Synopses & Reviews
Contesting History: The Bush Counterinsurgency Legacy in Iraq uses a comparative analysis of history to assess the Bush administration's actions in Iraq, focusing specifically on the policy of counterinsurgency. Insurgency exists within an extended timeframe and exhibits a global reach, argues comparative warfare expert Matthew J. Flynn. Therefore, understanding this phenomenon is best realized through an examination of guerrilla conflicts around the world over time; this book provides that approach.

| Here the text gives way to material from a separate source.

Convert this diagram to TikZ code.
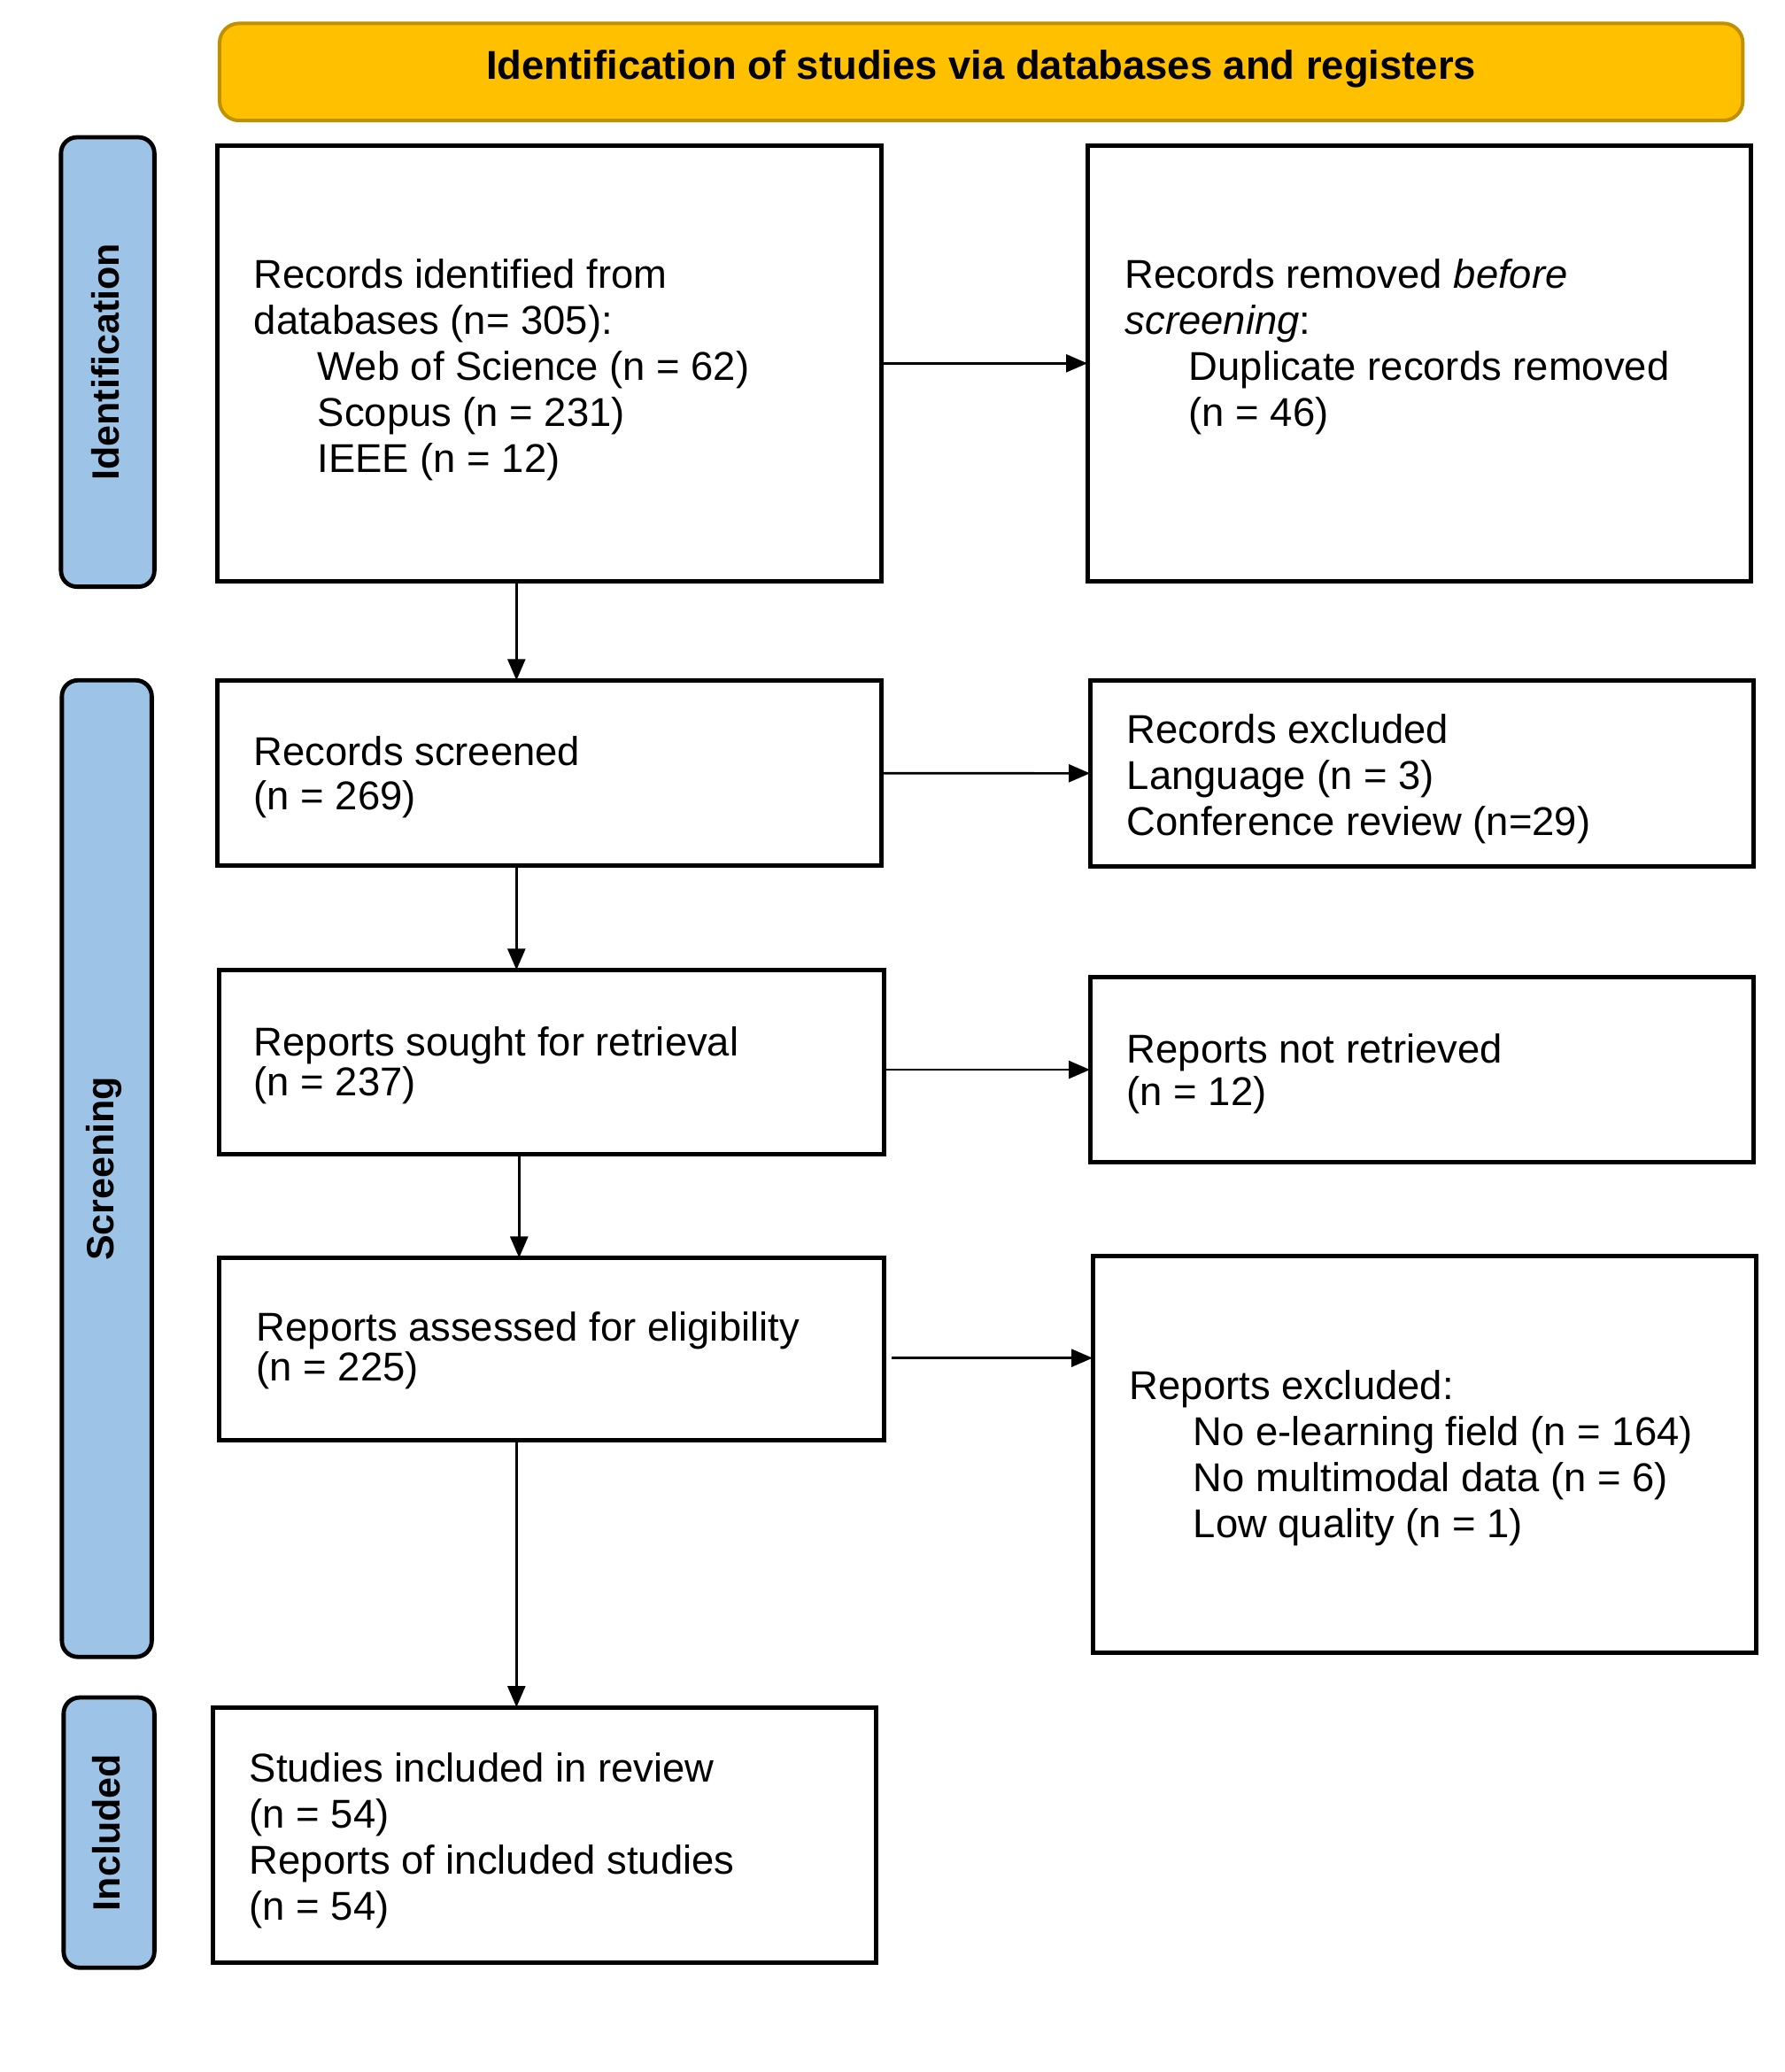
\documentclass[tikz,border=0pt]{standalone}
\usepackage{fontspec}
\setmainfont{Liberation Sans}
\usetikzlibrary{arrows.meta,calc,fit}
\definecolor{gold}{HTML}{FFC000}
\definecolor{golddark}{HTML}{BF9000}
\definecolor{sideblue}{HTML}{9DC3E6}
\begin{document}
\begin{tikzpicture}[
  box/.style={draw=black, line width=2.5pt, fill=white, inner sep=0pt, outer sep=0pt},
  side/.style={draw=black, line width=2.4pt, fill=sideblue, rounded corners=9pt, inner sep=0pt, outer sep=0pt},
  sidetxt/.style={rotate=90, inner sep=0pt, font=\fontsize{21.5pt}{24pt}\selectfont\bfseries},
  banner/.style={draw=golddark, line width=2pt, fill=gold, rounded corners=11pt, inner sep=0pt, outer sep=0pt},
  bantxt/.style={inner sep=0pt, font=\fontsize{22.7pt}{26pt}\selectfont\bfseries},
  txt/.style={anchor=north west, inner sep=0pt, outer sep=0pt, align=left, font=\fontsize{22.7pt}{26pt}\selectfont},
  tight/.style={font=\fontsize{22.7pt}{22.5pt}\selectfont},
  arr/.style={line width=1.3pt, -{Triangle[length=12pt,width=10pt]}}
]
\useasboundingbox (0pt,0pt) rectangle (1008pt,-1170pt);
\begin{scope}[shift={(0.615pt,-0.231pt)}, x=0.4975pt, y=-0.4986pt]

% banner and side bars
\node[banner, fit={(248,26)(1977,136)}] (ban) {};
\node[bantxt] (bant) at ($(ban.center)+(0,-3)$) {Identification of studies via databases and registers};
\node[side, fit={(68,155)(174,664)}] (sid) {};
\node[sidetxt] (sidt) at ($(sid.center)+(-3,0)$) {Identification};
\node[side, fit={(69,770)(171,1876)}] (ssc) {};
\node[sidetxt] (ssct) at ($(ssc.center)+(-3,0)$) {Screening};
\node[side, fit={(71,1922)(174,2228)}] (sin) {};
\node[sidetxt] (sint) at ($(sin.center)+(-3,0)$) {Included};

% boxes
\node[box, fit={(245,164)(999,658)}] (id1) {};
\node[box, fit={(1233,164)(1986,658)}] (rem) {};
\node[box, fit={(245,770)(999,980)}] (scr) {};
\node[box, fit={(1236,770)(1989,981)}] (exc) {};
\node[box, fit={(248,1098)(1002,1307)}] (sou) {};
\node[box, fit={(1236,1106)(1989,1316)}] (nr) {};
\node[box, fit={(248,1424)(1002,1631)}] (ass) {};
\node[box, fit={(1239,1422)(1992,1871)}] (rex) {};
\node[box, fit={(240,1933)(993,2222)}] (inc) {};

% texts
\node[txt] (t1) at (287,293) {Records identified from\\
databases (n= 305):\\
\hspace*{36pt}Web of Science (n = 62)\\
\hspace*{36pt}Scopus (n = 231)\\
\hspace*{36pt}IEEE (n = 12)};
\node[txt] (t2) at (1276,293) {Records removed \textit{before}\\
\textit{screening}:\\
\hspace*{36pt}Duplicate records removed\\
\hspace*{36pt}(n = 46)};
\node[txt, font=\fontsize{22.7pt}{25pt}\selectfont] (t3) at (287,833) {Records screened\\(n = 269)};
\node[txt] (t4) at (1278,808) {Records excluded\\Language (n = 3)\\Conference review (n=29)};
\node[txt, tight] (t5) at (287,1162) {Reports sought for retrieval\\(n = 237)};
\node[txt, font=\fontsize{22.7pt}{24pt}\selectfont] (t6) at (1278,1170) {Reports not retrieved\\(n = 12)};
\node[txt, tight] (t7) at (290,1485) {Reports assessed for eligibility\\(n = 225)};
\node[txt] (t8) at (1281,1551) {Reports excluded:\\
\hspace*{36pt}No e-learning field (n = 164)\\
\hspace*{36pt}No multimodal data (n = 6)\\
\hspace*{36pt}Low quality (n = 1)};
\node[txt] (t9) at (282,1985) {Studies included in review\\(n = 54)\\Reports of included studies\\(n = 54)};

% connectors
\coordinate (colA) at (585,0);
\coordinate (colB) at (588,0);
\draw[arr] (id1) -- (rem);
\draw[arr] (scr) -- (exc);
\draw[arr] (sou.east |- nr.west) -- (nr.west);
\draw[arr] ($(ass.east)+(9,10)$) -- ($(ass.east -| rex.west)+(0,10)$);
\draw[arr] (id1.south -| colA) -- (scr.north -| colA);
\draw[arr] (scr.south -| colA) -- (sou.north -| colA);
\draw[arr] (sou.south -| colB) -- (ass.north -| colB);
\draw[arr] (ass.south -| colA) -- (inc.north -| colA);
\end{scope}
\end{tikzpicture}
\end{document}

The work analyzes U.S. counterinsurgency doctrine during the Iraq War from 2003 to the present, and offers relevant historical comparisons to conflicts dating back to the mid-19th century, in which a nation enjoyed marked military superiority over their enemy. In doing so, it encourages readers to link the Afghanistan and Iraq wars in the broad context of the utilization of counterinsurgency operations to achieve policy objectives. Ultimately, the book illustrates how the tactical "military" success of the U.S. surge in Iraq still nets a strategic failure.
Review
"Comparing several specific past conflicts and relating them to the Iraq War of 2003, Flynn, a specialist in US/world comparative warfare, finds that the attack on Iraq was not necessary to protect the US as the Bush administration proclaimed, and indeed damaged the country's national security. He looks at French intervention in Mexico 1861-67 as liberation, the Ottoman Empire holding onto chaos in the Arabian Peninsula 1916-18, impossible resistance to the American war in Vietnam 1965-75, the Soviet Union bringing a better ideology to Afghanistan 1979-89, warfare as ritual in Chechnya 1994-99, and creating an insurgency to fight the battle that came after victory in Iraq 2003 to the present. He concludes that conventional military force by itself seldom if ever defeats an insurgency." - Reference & Research Book News
Synopsis
• Analyzes U.S. counterinsurgency doctrine during the Iraq War from 2003 to the present
• Compares five guerrilla wars in the past 150 years to the current war in Iraq to show how the United States has relied on conventional military force as the mainstay of counterinsurgency doctrine, a strategy that, historically, has failed
• Reveals how the tactical "military" success of the Iraq surge still nets a strategic failure for the United States
Synopsis
• Five case studies of guerrilla conflicts throughout the world in the last 150 years
• Findings from unique, primary research on Iraq
• Area maps of each conflict in question
• A bibliography that includes literature on five important past conflicts, as well as key documentation on the Iraq war, from 2003 to the present
Synopsis
In this book, the Bush administration's war in Iraq is assessed using an interdisciplinary approach and historical analysis that will help readers better understand the results of the U.S. counterinsurgency doctrine from 2003 to the present.
Synopsis
The Bush counterinsurgency legacy in Iraq is a belated acceptance of the limits of conventional military force in combating insurgency. By refusing to accept this historical reality, the United States remained mired in a futile effort until it reversed its approach with the surge. Unfortunately, the strategic damage to U.S. interests had already come to pass.